Когда монахи живут в затворе, то не смерть ли это при жизни, многолетняя и мучительная? Когда монахи принимают на себя послушание не ложиться спать? Я видел Отца Сысоя, монаха в Дохиаре, который много лет не спит, потому что принял на себя такое послушание. Когда я спросил, сколько дедушке лет, мне ответили: сорок девять. Но внешне это глубокий старик. И обыватель, быть может, скажет: «Но это же идиотизм!» С точки зрения компьютерного гения, поедателя попкорна? Конечно! А он с диаволом сражается, и, видимо, столь страшные мысли его посещают, столь тяжкие душевные муки терзают его Душу, что он принял на себя то, что любой другой человек иначе, как ужасом, назвать не может. Он убивает свою плоть, спасая свою Душу. И спасется через это. Все идут спать, а он берет метлу и все эти четыре часа метет двор, много лет подряд. Все встают, и он приступает к молитве и работе со всеми. Стоит на службе, периодически кратковременно теряет сознание, снова приходит в себя и опять поет. Он совсем не спит! Его так и зовут: «Ночная птица». Это один из известных иконописцев на Афоне, Отец Сысой. На нем теперь, кстати, ботинки, которые я ему подарил – Corcoran Desert. Уж больно они ему понравились, когда он увидел их на мне, у него ноги больные. Так что если увидите Сысоя, посмотрите ему на ноги: это монах, который несет свой подвиг в желтых армейских ботинках, сделанных для пустыни. Помоги Господи Старцу!

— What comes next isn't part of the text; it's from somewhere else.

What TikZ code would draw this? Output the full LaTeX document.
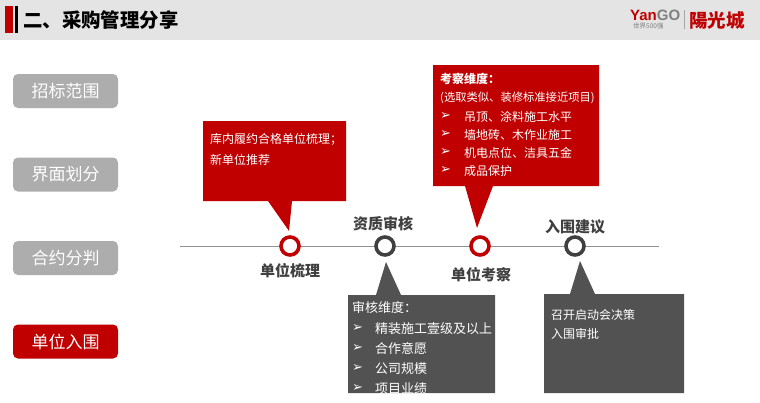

Нет тут меры, нет тут веса, большего или меньшего. Есть одно: готовность дойти до самого конца. И получается это у того, кто, решив однажды, не сворачивает с выбранного пути.
Я счастлив, что прикоснулся к этим людям, столкнулся в их лице с неподдельными «солдатами», «офицерами» и «генералами» армии Христовой, которых иначе, как Героями, назвать нельзя. Все они явили мне пример, каким должен быть Человек. Здесь, увидев эту планку, ставить свою ниже – да просто омерзительно. Да нельзя по-другому, надо только так и никак иначе. Увидев, как должно жить, продолжать жить иначе – предательство Веры.